Consider a body of volume \( V \) and surface area \( A \), which is subjected to body forces \( \mathbf{b} \) and surface forces \( \mathbf{t} \). These forces exert work on the body, which per unit time is expressed by: $$ \begin{equation} \tag{4.65} P = \int_V \boldsymbol{b \cdot v} \, \rho \, dV + \int_A \boldsymbol{t \cdot v} \, dA \end{equation} $$
Further, we define the kinetic energy for the body in a natural manner as: $$ \begin{equation} \tag{4.66} K = \int_V \frac{1}{2} \rho \mathbf{v} \cdot \mathbf{v} \, dV \end{equation} $$ and from equation (2.34) we get that the rate of change of the kinetic energy for the body is given by: $$ \begin{equation} \tag{4.67} \dot{K} = \int_V \dot{\boldsymbol{v}} \cdot \boldsymbol{v} \rho \, dV \end{equation} $$ Now, from the integral form of Cauchy's stress theorem (see equation (2.65) one may express: $$ \begin{equation} \tag{4.68} \int_A \mathbf{v\cdot t} \, dA = \int_A \mathbf{v \cdot T \cdot n } \, dA = \int_A (\mathbf{v \cdot T}) \cdot \mathbf{n} \, dA = \int_V \text{div} (\mathbf{v \cdot T}) \, dV \end{equation} $$ The latter expression of equation (4.68) need some consideration: $$ \begin{equation} \tag{4.69} \text{div} (\mathbf{v \cdot T}) = \left (v_i T_{ik} \right)_{,k} = v_{i,k} T_{ik} + v_{i} T_{ik,k} = T_{ik} D_{ik} + v_{i} T_{ik,k} \end{equation} $$ where we have introduced the strain rate tensor \( \mathbf{D} \) as defined in Eqs. (3.78) and (3.79).
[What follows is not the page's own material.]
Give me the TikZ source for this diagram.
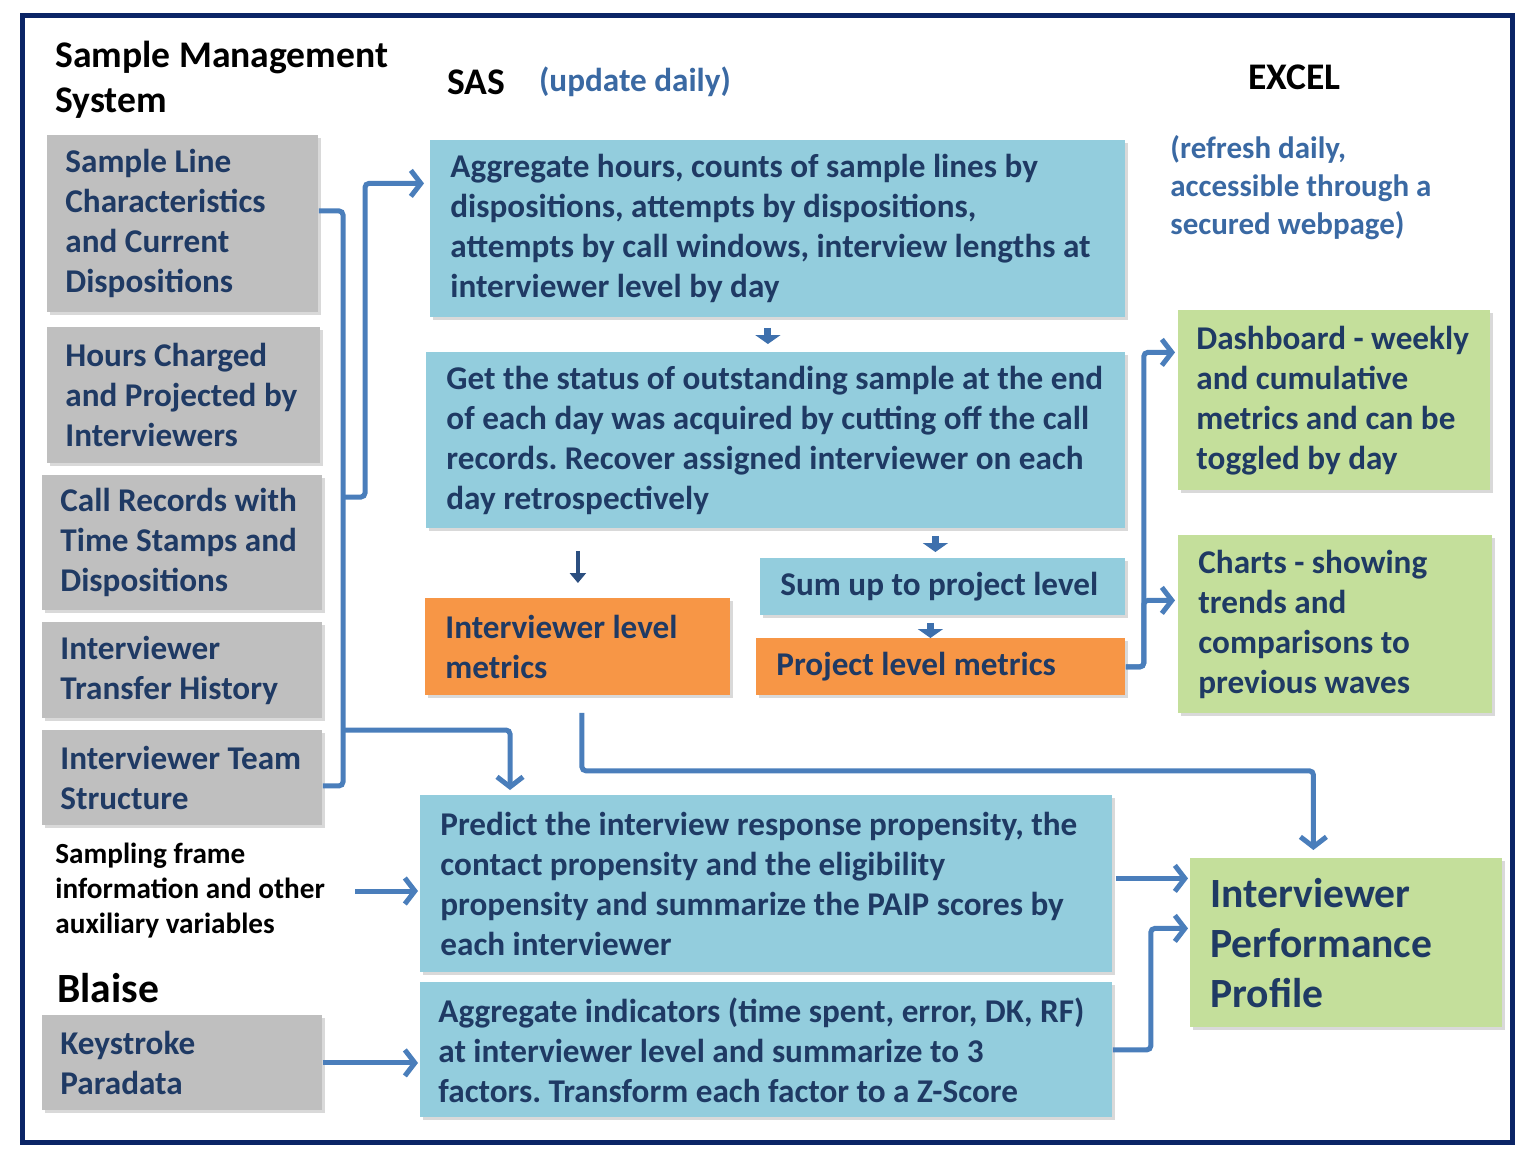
\documentclass[tikz,border=0pt]{standalone}
\usepackage{fontspec}
\setmainfont{Carlito}
\frenchspacing
\usetikzlibrary{
    arrows.meta,      % arrow tips
    positioning,      % relative placement
    shadows           % soft shadows under the boxes
}

\definecolor{boxtext}{HTML}{1F3A64}
\definecolor{smsgray}{HTML}{BFBFBF}
\definecolor{sasblue}{HTML}{93CDDD}
\definecolor{metricorange}{HTML}{F79646}
\definecolor{excelgreen}{HTML}{C4DF9B}
\definecolor{flowblue}{HTML}{4A7EBB}
\definecolor{framenavy}{HTML}{0B2566}
\definecolor{noteblue}{HTML}{3A69A3}
\definecolor{stepblue}{HTML}{3E70AD}
\definecolor{darkstep}{HTML}{2C4F80}

\newcommand{\boxfont}{\fontsize{16.6}{20}\selectfont\bfseries}
\newcommand{\ippfont}{\fontsize{20.8}{25}\selectfont\bfseries}
\newcommand{\headfont}{\fontsize{18.8}{22.5}\selectfont\bfseries}
\newcommand{\notefont}{\fontsize{15.5}{19}\selectfont\bfseries}
\newcommand{\smallnotefont}{\fontsize{14.6}{17.5}\selectfont\bfseries}

\begin{document}
\begin{tikzpicture}[
    x=0.5pt, y=-0.5pt, % one unit = one pixel of the layout
    % Define styles
    panel/.style={rectangle, anchor=north west, inner xsep=10pt, inner ysep=0pt, align=flush left, font=\boxfont, text=boxtext, drop shadow={shadow xshift=1.2pt, shadow yshift=-1.2pt, opacity=0.3}}, % common box
    graybox/.style={panel, inner xsep=9pt, fill=smsgray},  % source tables
    bluebox/.style={panel, fill=sasblue},       % SAS processing
    orangebox/.style={panel, fill=metricorange},% metric outputs
    greenbox/.style={panel, fill=excelgreen},   % Excel products
    label/.style={anchor=west, align=left, inner sep=0pt}, % free text
    flow/.style={draw=flowblue, line width=2.5pt, rounded corners=2pt}, % connector line
    flowarr/.style={flow, -{Straight Barb[length=5pt, width=13pt]}},    % connector with arrow
    blockarr/.style={draw=stepblue, line width=3.5pt, -{Triangle[width=12.5pt, length=4.5pt]}}, % small step arrow
    thinarr/.style={draw=darkstep, line width=1.6pt, -{Triangle[width=8pt, length=5pt]}}       % thin step arrow
]
\useasboundingbox (0,0) rectangle (1536,1163);
\draw[framenavy, line width=2.5pt] (22,15) rectangle (1512,1142);

% ----- HEADINGS -----
\node (smstitle) [label, font=\headfont] at (55,80) {Sample Management\\System};
\node (sas)      [label, font=\headfont] at (447,82) {SAS};
\node (sasnote)  [label, font=\boxfont, text=noteblue, right=16.5pt of sas] {(update daily)};
\node (excel)    [label, font=\headfont] at (1248,77) {EXCEL};
\node (xlnote)   [label, font=\notefont, text=noteblue] at (1170,188) {(refresh daily,\\accessible through a\\secured webpage)};

% ----- SAMPLE MANAGEMENT SYSTEM -----
\node (S1) [graybox, text width=117.5pt, minimum height=88.5pt] at (47,135) {Sample Line\\Characteristics\\and Current\\Dispositions};
\node (S2) [graybox, text width=118.5pt, minimum height=68pt] at (47,327) {Hours Charged\\and Projected by\\Interviewers};
\node (S3) [graybox, text width=122pt, minimum height=67.5pt] at (42,475) {Call Records with\\Time Stamps and\\Dispositions};
\node (S4) [graybox, text width=122pt, minimum height=48pt] at (42,622) {Interviewer\\Transfer History};
\node (S5) [graybox, text width=122pt, minimum height=47.5pt] at (42,730) {Interviewer Team\\Structure};

\node (samp)   [label, font=\smallnotefont] at (55,891) {Sampling frame\\information and other\\auxiliary variables};
\node (blaise) [label, font=\ippfont] at (57,988) {Blaise};
\node (S6) [graybox, text width=122pt, minimum height=47.5pt] at (42,1015) {Keystroke\\Paradata};

% ----- SAS STEPS -----
\node (A) [bluebox, text width=327.5pt, minimum height=88.5pt] at (430,140) {Aggregate hours, counts of sample lines by\\dispositions, attempts by dispositions,\\attempts by call windows, interview lengths at\\interviewer level by day};
\node (B) [bluebox, text width=329.5pt, minimum height=88pt] at (426,352) {Get the status of outstanding sample at the end\\of each day was acquired by cutting off the call\\records. Recover assigned interviewer on each\\day retrospectively};
\node (C) [bluebox, text width=162.5pt, minimum height=28.5pt] at (760,558) {Sum up to project level};
\node (F) [orangebox, text width=132.5pt, minimum height=48.5pt] at (425,598) {Interviewer level\\metrics};
\node (G) [orangebox, text width=164.5pt, minimum height=28.5pt] at (756,638) {Project level metrics};
\node (D) [bluebox, text width=326pt, minimum height=88.5pt] at (420,795) {Predict the interview response propensity, the\\contact propensity and the eligibility\\propensity and summarize the PAIP scores by\\each interviewer};
\node (E) [bluebox, inner xsep=9pt, text width=328pt, minimum height=67.5pt] at (420,982) {Aggregate indicators (time spent, error, DK, RF)\\at interviewer level and summarize to 3\\factors. Transform each factor to a Z-Score};

% ----- EXCEL PRODUCTS -----
\node (H) [greenbox, inner xsep=9pt, text width=138pt, minimum height=90pt] at (1178,310) {Dashboard - weekly\\and cumulative\\metrics and can be\\toggled by day};
\node (I) [greenbox, text width=137pt, minimum height=89pt] at (1178,535) {Charts - showing\\trends and\\comparisons to\\previous waves};
\node (J) [greenbox, font=\ippfont, text width=136pt, minimum height=84.5pt] at (1190,858) {Interviewer\\Performance\\Profile};

% ----- CONNECTORS -----
\coordinate (spine) at (343,500);
\coordinate (j1) at (343,497);
\coordinate (j2) at (343,730);
\draw[flow] ([yshift=6.5pt]S1.east) -| (spine) |- ([yshift=-4pt]S5.east);
\draw[flowarr, shorten >=3pt] (j1) -- ++(11pt,0) |- ([yshift=22.75pt]A.west);
\draw[flowarr, shorten >=2.5pt] (j2) -| ([xshift=45pt]D.north west);
\draw[flowarr, shorten <=15pt, shorten >=1pt] (samp.east) -- (samp.east -| D.west);
\draw[flowarr, shorten >=1pt] (S6.east) -- (S6.east -| E.west);

% step arrows between SAS boxes
\draw[blockarr, shorten <=5pt, shorten >=4pt] ([xshift=-5pt]A.south) -- ([xshift=-5pt]A.south |- B.north);
\draw[blockarr, shorten <=3.5pt, shorten >=3pt] ([xshift=-3.75pt]C.north |- B.south) -- ([xshift=-3.75pt]C.north);
\draw[blockarr, shorten <=3.5pt] ([xshift=-6.25pt]C.south) -- ([xshift=-6.25pt]C.south |- G.north);
\draw[thinarr, shorten <=11pt, shorten >=7.5pt] (B.south -| F.north) -- (F.north);

% metrics to Excel and profile
\draw[flowarr, shorten >=1.5pt] (G.east) -- ++(9pt,0) |- ([yshift=24pt]H.west);
\draw[flowarr, shorten >=1.5pt] (G.east) -- ++(9pt,0) |- ([yshift=12pt]I.west);
\draw[flowarr, shorten <=8.5pt, shorten >=4pt] ([xshift=2pt]F.south) -- ++(0,-37.5pt) -| ([xshift=-16.5pt]J.north);
\draw[flowarr, shorten <=1.5pt, shorten >=1pt] ([yshift=2.75pt]D.east) -- ([yshift=2.75pt]D.east -| J.west);
\draw[flowarr, shorten >=1pt] (E.east) -- ++(19pt,0) |- ([yshift=7.25pt]J.west);

\end{tikzpicture}
\end{document}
The expressions in equation (4.69) have the coordinate invariant representation: $$ \begin{equation} \tag{4.70} \text{div} (\mathbf{v \cdot T}) = \mathbf{T:D} + \mathbf{v} \cdot \text{div} \mathbf{T} = \mathbf{T:D} + \mathbf{v} \cdot \left ( \rho \dot{\mathbf{v}} - \rho \mathbf{b} \right) \end{equation} $$ where the latter equality follow from Cauchy's equations of motion (2.89). Further, if we define the stress power \( P_d \) as: $$ \begin{equation} \tag{4.71} P_d = \int_V \mathbf{T:D} \, dV \end{equation} $$
the equations (4.71), (4.70), and (4.68) may be substutited into equation (4.65) to give: The mechanical energy balance equation: $$ \begin{equation} P = \dot{K} + P_d \tag{4.72} \end{equation} $$
One may show (see e.g. p.185 [2] ) that the stress power \( P_d \) represents the deformation work done in the body per unit time. The stress power results in a change in the internal energy, which in part may be recovarable elastic energy, and partly may be represented by an increase in the temperature of the body, and in heat conducted to the surroundings of the body.